4. Be relentlessly positive
A Facebook friend of mine posted a message on her wall recently. She told her Facebook friends that she's had a string of bad luck lately. Actually, it was a bit longer than just..."lately". Apparently, her "bad luck" began in earnest in 2011.
Unfortunately, she's a terribly negative person. She assumes that the world is out to get her, that something bad looms around the corner, that things just don't work out in her favor.
As we know from the placebo effect, things tend to happen in our lives that we expect to happen. If we expect things to go wrong, things generally will. But on the flip side, we tend to lead much happier lives when we focus on the positives. When we expect things to go right, our subconscious mind intuitively shifts our attention to those things that make us happy.
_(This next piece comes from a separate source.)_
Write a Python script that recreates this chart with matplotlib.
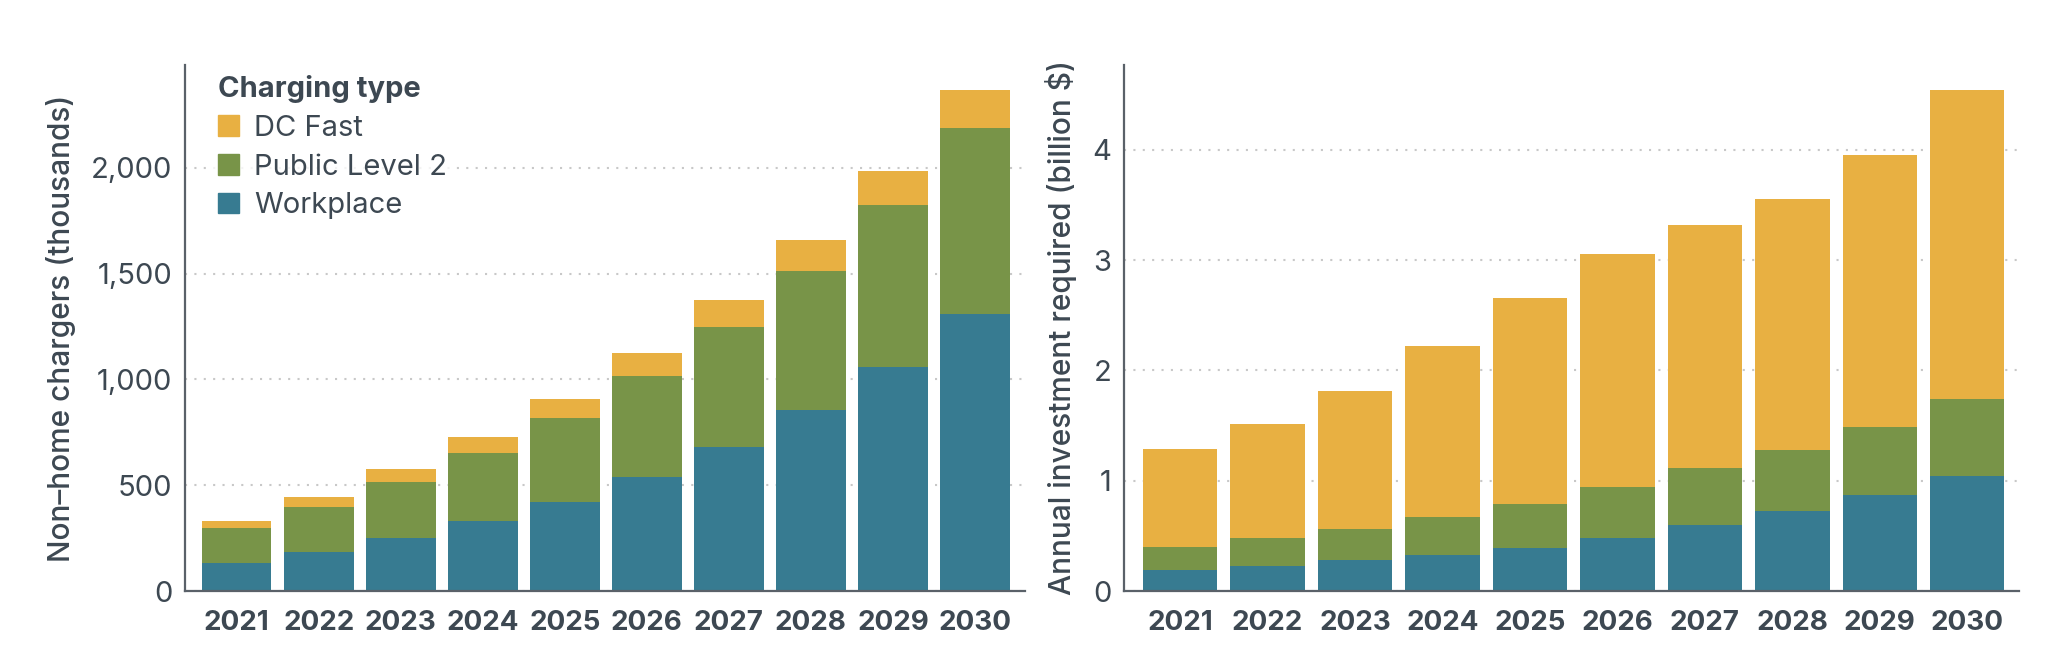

It's a remarkably dependable phenomenon.
5. Be confident
I am annoyingly confident. I firmly believe that what we are doing is the absolute right thing, and we've made our decision. We are jumping in head first and not looking back. I quit a high paying and relatively low stress job in the Information Technology industry for a life of freedom.
And I'm damn proud of what we're doing.
Confidence is very different than arrogance. I don't believe that I'm "always right". I believe that I make the very best decisions that I can based on the information I have at the time. If I'm wrong, then I'm wrong. Big deal. We fix it and move on.
Life sucks when we spend it second-guessing ourselves. So, I don't. I believe that things will work out. I know that we are flexible and will roll with the punches.
I'm not worried about health care (gasp!). I don't care who our president is. I refuse to let external factors that I cannot control dictate my life. The only thing that I can control is me. My life. My reactions. My motivations.
Confidence is key to keeping a sound mind and determined future.
Is there anything that I missed? What other pieces of advice can you think of that Brandon and I haven't covered in these articles?